要快速找到您用例所需的 API(除了以 80% 稀疏性完全剪枝模型之外),请参阅综合指南

摘要

在本教程中,您将

  1. 从头开始训练 MNIST 的keras 模型。
  2. 通过应用剪枝 API 对模型进行微调,并查看准确性。
  3. 通过剪枝创建 3 倍更小的 TF 和 TFLite 模型。
  4. 通过结合剪枝和训练后量化创建 10 倍更小的 TFLite 模型。
  5. 查看从 TF 到 TFLite 的准确性持久性。

设置

 pip install -q tensorflow-model-optimization
import tempfile
import os

import tensorflow as tf
import numpy as np

from tensorflow_model_optimization.python.core.keras.compat import keras

%load_ext tensorboard

训练不带剪枝的 MNIST 模型

# Load MNIST dataset
(train_images, train_labels), (test_images, test_labels) = tf.keras.datasets.mnist.load_data()
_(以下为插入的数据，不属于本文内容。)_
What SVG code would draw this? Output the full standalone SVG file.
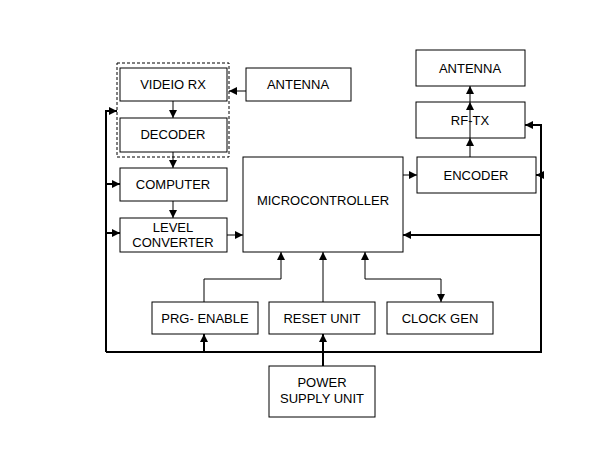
<svg xmlns="http://www.w3.org/2000/svg" width="615" height="461" viewBox="0 0 615 461">
<style>
.b{fill:#fff;stroke:#000;stroke-width:1}
.t{font-family:"Liberation Sans",Arial,sans-serif;font-size:13px;text-anchor:middle;fill:#000}
.l{fill:none;stroke:#000;stroke-width:1}
.k{fill:none;stroke:#000;stroke-width:2}
</style>
<defs><marker id="a" viewBox="0 0 10 10" refX="10" refY="5" markerWidth="8" markerHeight="8" markerUnits="userSpaceOnUse" orient="auto-start-reverse"><path d="M0,0L10,5L0,10z" fill="#000"/></marker></defs>
<rect width="615" height="461" fill="#fff"/>
<rect x="117" y="63" width="112" height="94" fill="none" stroke="#000" stroke-dasharray="3,2"/>
<g id="videorx"><rect class="b" x="120" y="68" width="107" height="33"/><text class="t" x="173" y="89">VIDEIO RX</text></g>
<g id="antenna1"><rect class="b" x="246" y="68" width="105" height="33"/><text class="t" x="298" y="89">ANTENNA</text></g>
<g id="decoder"><rect class="b" x="120" y="118" width="107" height="34"/><text class="t" x="173" y="139">DECODER</text></g>
<g id="computer"><rect class="b" x="120" y="168" width="107" height="33"/><text class="t" x="173" y="189">COMPUTER</text></g>
<g id="level"><rect class="b" x="120" y="218" width="107" height="34"/><text class="t" x="173" y="232">LEVEL</text><text class="t" x="173" y="247">CONVERTER</text></g>
<g id="micro"><rect class="b" x="243" y="157" width="160" height="95"/><text class="t" x="323" y="205">MICROCONTROLLER</text></g>
<g id="antenna2"><rect class="b" x="416" y="50" width="109" height="36"/><text class="t" x="470" y="73">ANTENNA</text></g>
<g id="rftx"><rect class="b" x="416" y="102" width="109" height="36"/><text class="t" x="470" y="125">RF-TX</text></g>
<g id="encoder"><rect class="b" x="417" y="157" width="119" height="36"/><text class="t" x="476" y="180">ENCODER</text></g>
<g id="prg"><rect class="b" x="152" y="302" width="106" height="32"/><text class="t" x="205" y="323">PRG- ENABLE</text></g>
<g id="reset"><rect class="b" x="269" y="302" width="106" height="32"/><text class="t" x="322" y="323">RESET UNIT</text></g>
<g id="clock"><rect class="b" x="387" y="302" width="106" height="32"/><text class="t" x="440" y="323">CLOCK GEN</text></g>
<g id="power"><rect class="b" x="269" y="366" width="106" height="51"/><text class="t" x="322" y="387">POWER</text><text class="t" x="322" y="403">SUPPLY UNIT</text></g>
<g id="connectors">
<path class="l" d="M246,91H229" marker-end="url(#a)"/>
<path class="l" d="M173,101V118" marker-end="url(#a)"/>
<path class="l" d="M173,152V168" marker-end="url(#a)"/>
<path class="l" d="M173,201V218" marker-end="url(#a)"/>
<path class="l" d="M227,235H243" marker-end="url(#a)"/>
<path class="l" d="M403,175H417" marker-end="url(#a)"/>
<path class="l" d="M470,138V102" marker-start="url(#a)" marker-end="url(#a)" style="marker-start:none"/>
<path class="l" d="M470,102V86" marker-end="url(#a)"/>
<path class="l" d="M470,157V138" marker-end="url(#a)"/>
<path class="k" d="M106,352V111H117" marker-end="url(#a)"/>
<path class="k" d="M106,184H120" marker-end="url(#a)"/>
<path class="k" d="M106,233H120" marker-end="url(#a)"/>
<path class="k" d="M106,352H541V125H525" marker-end="url(#a)"/>
<path class="k" d="M541,175H536" marker-end="url(#a)"/>
<path class="k" d="M541,235H403" marker-end="url(#a)"/>
<path class="k" d="M204,352V334" marker-end="url(#a)"/>
<path class="k" d="M323,366V334" marker-end="url(#a)"/>
<path class="l" d="M204,302V279H281V252" marker-end="url(#a)"/>
<path class="l" d="M323,302V252" marker-end="url(#a)"/>
<path class="l" d="M365,252V279H441V302" marker-start="url(#a)" marker-end="url(#a)"/>
</g>
</svg>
# Normalize the input image so that each pixel value is between 0 and 1.
train_images = train_images / 255.0
test_images = test_images / 255.0

# Define the model architecture.
model = keras.Sequential([
  keras.layers.InputLayer(input_shape=(28, 28)),
  keras.layers.Reshape(target_shape=(28, 28, 1)),
  keras.layers.Conv2D(filters=12, kernel_size=(3, 3), activation='relu'),
  keras.layers.MaxPooling2D(pool_size=(2, 2)),
  keras.layers.Flatten(),
  keras.layers.Dense(10)
])

# Train the digit classification model
model.compile(optimizer='adam',
              loss=keras.losses.SparseCategoricalCrossentropy(from_logits=True),
              metrics=['accuracy'])

model.fit(
  train_images,
  train_labels,
  epochs=4,
  validation_split=0.1,
)
Downloading data from https://storage.googleapis.com/tensorflow/tf-keras-datasets/mnist.npz
11490434/11490434 [==============================] - 0s 0us/step
2024-03-09 12:16:05.087631: E external/local_xla/xla/stream_executor/cuda/cuda_driver.cc:282] failed call to cuInit: CUDA_ERROR_NO_DEVICE: no CUDA-capable device is detected
Epoch 1/4
1688/1688 [==============================] - 21s 4ms/step - loss: 0.3272 - accuracy: 0.9066 - val_loss: 0.1451 - val_accuracy: 0.9602
Epoch 2/4
1688/1688 [==============================] - 7s 4ms/step - loss: 0.1396 - accuracy: 0.9602 - val_loss: 0.1017 - val_accuracy: 0.9698
Epoch 3/4
1688/1688 [==============================] - 7s 4ms/step - loss: 0.0925 - accuracy: 0.9730 - val_loss: 0.0776 - val_accuracy: 0.9780
Epoch 4/4
1688/1688 [==============================] - 7s 4ms/step - loss: 0.0726 - accuracy: 0.9787 - val_loss: 0.0653 - val_accuracy: 0.9822
<tf_keras.src.callbacks.History at 0x7f630863b790>

评估基准测试准确性,并保存模型以供以后使用。

_, baseline_model_accuracy = model.evaluate(
    test_images, test_labels, verbose=0)

print('Baseline test accuracy:', baseline_model_accuracy)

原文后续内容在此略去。